### Data excerpt
---+---

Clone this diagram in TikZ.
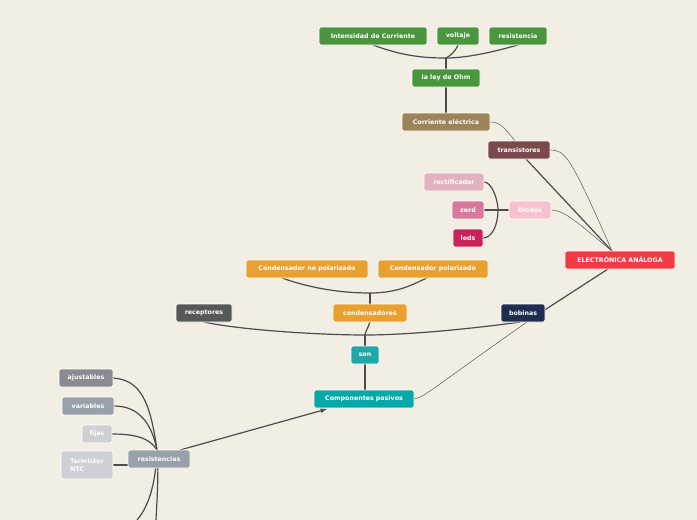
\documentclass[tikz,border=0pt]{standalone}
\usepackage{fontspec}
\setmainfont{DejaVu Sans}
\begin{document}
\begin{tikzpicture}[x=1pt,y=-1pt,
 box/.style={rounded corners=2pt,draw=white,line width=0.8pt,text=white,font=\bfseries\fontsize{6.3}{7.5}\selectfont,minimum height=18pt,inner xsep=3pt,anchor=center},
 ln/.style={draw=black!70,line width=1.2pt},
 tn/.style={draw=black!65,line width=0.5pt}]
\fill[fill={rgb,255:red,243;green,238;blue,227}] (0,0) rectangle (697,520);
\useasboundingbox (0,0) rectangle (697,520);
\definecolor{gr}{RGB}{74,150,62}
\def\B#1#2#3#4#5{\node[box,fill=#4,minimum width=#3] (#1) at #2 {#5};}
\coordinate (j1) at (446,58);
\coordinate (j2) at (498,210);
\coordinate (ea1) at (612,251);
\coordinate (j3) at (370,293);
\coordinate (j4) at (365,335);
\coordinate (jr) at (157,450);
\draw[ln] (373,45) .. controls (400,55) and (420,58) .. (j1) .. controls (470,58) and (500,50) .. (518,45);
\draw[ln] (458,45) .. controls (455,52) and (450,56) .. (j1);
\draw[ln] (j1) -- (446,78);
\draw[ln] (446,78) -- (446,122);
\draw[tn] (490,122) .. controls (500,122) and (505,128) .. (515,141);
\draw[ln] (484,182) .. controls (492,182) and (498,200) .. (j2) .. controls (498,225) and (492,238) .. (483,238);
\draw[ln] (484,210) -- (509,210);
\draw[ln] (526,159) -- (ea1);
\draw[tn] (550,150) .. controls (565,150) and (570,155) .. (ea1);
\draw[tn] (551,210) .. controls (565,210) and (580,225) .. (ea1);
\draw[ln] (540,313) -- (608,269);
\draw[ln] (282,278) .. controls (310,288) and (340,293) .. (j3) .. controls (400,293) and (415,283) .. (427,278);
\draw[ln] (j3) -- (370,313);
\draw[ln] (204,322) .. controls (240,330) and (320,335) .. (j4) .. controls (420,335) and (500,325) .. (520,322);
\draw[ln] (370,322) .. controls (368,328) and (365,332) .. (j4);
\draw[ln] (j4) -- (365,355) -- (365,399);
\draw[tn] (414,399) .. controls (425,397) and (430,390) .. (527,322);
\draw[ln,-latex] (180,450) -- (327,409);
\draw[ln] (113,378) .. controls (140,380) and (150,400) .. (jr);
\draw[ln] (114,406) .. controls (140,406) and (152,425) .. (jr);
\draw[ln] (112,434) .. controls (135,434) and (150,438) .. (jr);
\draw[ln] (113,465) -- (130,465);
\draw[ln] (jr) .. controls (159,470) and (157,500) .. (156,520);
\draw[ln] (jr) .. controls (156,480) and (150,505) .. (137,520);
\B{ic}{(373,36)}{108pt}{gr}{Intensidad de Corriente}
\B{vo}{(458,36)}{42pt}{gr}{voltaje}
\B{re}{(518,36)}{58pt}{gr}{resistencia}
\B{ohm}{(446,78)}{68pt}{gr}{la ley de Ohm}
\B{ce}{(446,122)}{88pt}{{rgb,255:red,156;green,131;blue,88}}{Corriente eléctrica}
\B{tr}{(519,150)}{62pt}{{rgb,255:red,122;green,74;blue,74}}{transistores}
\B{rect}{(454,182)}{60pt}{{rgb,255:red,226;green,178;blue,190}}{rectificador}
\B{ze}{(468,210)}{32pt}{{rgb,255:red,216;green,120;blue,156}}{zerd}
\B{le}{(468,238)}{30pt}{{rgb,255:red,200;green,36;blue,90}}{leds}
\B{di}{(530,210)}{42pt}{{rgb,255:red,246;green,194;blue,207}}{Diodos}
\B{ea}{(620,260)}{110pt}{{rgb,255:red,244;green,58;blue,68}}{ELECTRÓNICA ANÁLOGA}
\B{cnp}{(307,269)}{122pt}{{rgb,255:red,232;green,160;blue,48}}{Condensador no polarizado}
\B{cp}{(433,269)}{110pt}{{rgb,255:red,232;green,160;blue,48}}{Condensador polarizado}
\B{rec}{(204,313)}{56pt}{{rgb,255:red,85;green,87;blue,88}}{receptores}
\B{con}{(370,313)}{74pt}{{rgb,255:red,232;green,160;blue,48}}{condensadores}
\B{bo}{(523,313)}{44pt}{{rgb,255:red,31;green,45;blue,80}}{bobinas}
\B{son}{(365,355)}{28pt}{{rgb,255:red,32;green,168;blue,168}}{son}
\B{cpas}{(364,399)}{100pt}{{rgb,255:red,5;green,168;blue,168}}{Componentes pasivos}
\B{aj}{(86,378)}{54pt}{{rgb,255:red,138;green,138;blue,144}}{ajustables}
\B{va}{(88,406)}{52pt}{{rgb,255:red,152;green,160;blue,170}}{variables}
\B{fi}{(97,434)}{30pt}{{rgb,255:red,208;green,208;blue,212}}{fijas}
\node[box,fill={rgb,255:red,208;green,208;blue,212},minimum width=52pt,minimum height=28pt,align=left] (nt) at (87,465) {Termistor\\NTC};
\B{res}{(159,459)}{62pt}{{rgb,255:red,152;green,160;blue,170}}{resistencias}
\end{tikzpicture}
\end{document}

---+---

Copy every line of the data word for word, omitting the images.

Clone this diagram in TikZ.
\documentclass[tikz,border=0pt]{standalone}
\usepackage{fontspec}
\setmainfont{DejaVu Sans}
\begin{document}
\begin{tikzpicture}[x=1pt,y=-1pt,
 box/.style={rounded corners=2pt,draw=white,line width=0.8pt,text=white,font=\bfseries\fontsize{6.3}{7.5}\selectfont,minimum height=18pt,inner xsep=3pt,anchor=center},
 ln/.style={draw=black!70,line width=1.2pt},
 tn/.style={draw=black!65,line width=0.5pt}]
\fill[fill={rgb,255:red,243;green,238;blue,227}] (0,0) rectangle (697,520);
\useasboundingbox (0,0) rectangle (697,520);
\definecolor{gr}{RGB}{74,150,62}
\def\B#1#2#3#4#5{\node[box,fill=#4,minimum width=#3] (#1) at #2 {#5};}
\coordinate (j1) at (446,58);
\coordinate (j2) at (498,210);
\coordinate (ea1) at (612,251);
\coordinate (j3) at (370,293);
\coordinate (j4) at (365,335);
\coordinate (jr) at (157,450);
\draw[ln] (373,45) .. controls (400,55) and (420,58) .. (j1) .. controls (470,58) and (500,50) .. (518,45);
\draw[ln] (458,45) .. controls (455,52) and (450,56) .. (j1);
\draw[ln] (j1) -- (446,78);
\draw[ln] (446,78) -- (446,122);
\draw[tn] (490,122) .. controls (500,122) and (505,128) .. (515,141);
\draw[ln] (484,182) .. controls (492,182) and (498,200) .. (j2) .. controls (498,225) and (492,238) .. (483,238);
\draw[ln] (484,210) -- (509,210);
\draw[ln] (526,159) -- (ea1);
\draw[tn] (550,150) .. controls (565,150) and (570,155) .. (ea1);
\draw[tn] (551,210) .. controls (565,210) and (580,225) .. (ea1);
\draw[ln] (540,313) -- (608,269);
\draw[ln] (282,278) .. controls (310,288) and (340,293) .. (j3) .. controls (400,293) and (415,283) .. (427,278);
\draw[ln] (j3) -- (370,313);
\draw[ln] (204,322) .. controls (240,330) and (320,335) .. (j4) .. controls (420,335) and (500,325) .. (520,322);
\draw[ln] (370,322) .. controls (368,328) and (365,332) .. (j4);
\draw[ln] (j4) -- (365,355) -- (365,399);
\draw[tn] (414,399) .. controls (425,397) and (430,390) .. (527,322);
\draw[ln,-latex] (180,450) -- (327,409);
\draw[ln] (113,378) .. controls (140,380) and (150,400) .. (jr);
\draw[ln] (114,406) .. controls (140,406) and (152,425) .. (jr);
\draw[ln] (112,434) .. controls (135,434) and (150,438) .. (jr);
\draw[ln] (113,465) -- (130,465);
\draw[ln] (jr) .. controls (159,470) and (157,500) .. (156,520);
\draw[ln] (jr) .. controls (156,480) and (150,505) .. (137,520);
\B{ic}{(373,36)}{108pt}{gr}{Intensidad de Corriente}
\B{vo}{(458,36)}{42pt}{gr}{voltaje}
\B{re}{(518,36)}{58pt}{gr}{resistencia}
\B{ohm}{(446,78)}{68pt}{gr}{la ley de Ohm}
\B{ce}{(446,122)}{88pt}{{rgb,255:red,156;green,131;blue,88}}{Corriente eléctrica}
\B{tr}{(519,150)}{62pt}{{rgb,255:red,122;green,74;blue,74}}{transistores}
\B{rect}{(454,182)}{60pt}{{rgb,255:red,226;green,178;blue,190}}{rectificador}
\B{ze}{(468,210)}{32pt}{{rgb,255:red,216;green,120;blue,156}}{zerd}
\B{le}{(468,238)}{30pt}{{rgb,255:red,200;green,36;blue,90}}{leds}
\B{di}{(530,210)}{42pt}{{rgb,255:red,246;green,194;blue,207}}{Diodos}
\B{ea}{(620,260)}{110pt}{{rgb,255:red,244;green,58;blue,68}}{ELECTRÓNICA ANÁLOGA}
\B{cnp}{(307,269)}{122pt}{{rgb,255:red,232;green,160;blue,48}}{Condensador no polarizado}
\B{cp}{(433,269)}{110pt}{{rgb,255:red,232;green,160;blue,48}}{Condensador polarizado}
\B{rec}{(204,313)}{56pt}{{rgb,255:red,85;green,87;blue,88}}{receptores}
\B{con}{(370,313)}{74pt}{{rgb,255:red,232;green,160;blue,48}}{condensadores}
\B{bo}{(523,313)}{44pt}{{rgb,255:red,31;green,45;blue,80}}{bobinas}
\B{son}{(365,355)}{28pt}{{rgb,255:red,32;green,168;blue,168}}{son}
\B{cpas}{(364,399)}{100pt}{{rgb,255:red,5;green,168;blue,168}}{Componentes pasivos}
\B{aj}{(86,378)}{54pt}{{rgb,255:red,138;green,138;blue,144}}{ajustables}
\B{va}{(88,406)}{52pt}{{rgb,255:red,152;green,160;blue,170}}{variables}
\B{fi}{(97,434)}{30pt}{{rgb,255:red,208;green,208;blue,212}}{fijas}
\node[box,fill={rgb,255:red,208;green,208;blue,212},minimum width=52pt,minimum height=28pt,align=left] (nt) at (87,465) {Termistor\\NTC};
\B{res}{(159,459)}{62pt}{{rgb,255:red,152;green,160;blue,170}}{resistencias}
\end{tikzpicture}
\end{document}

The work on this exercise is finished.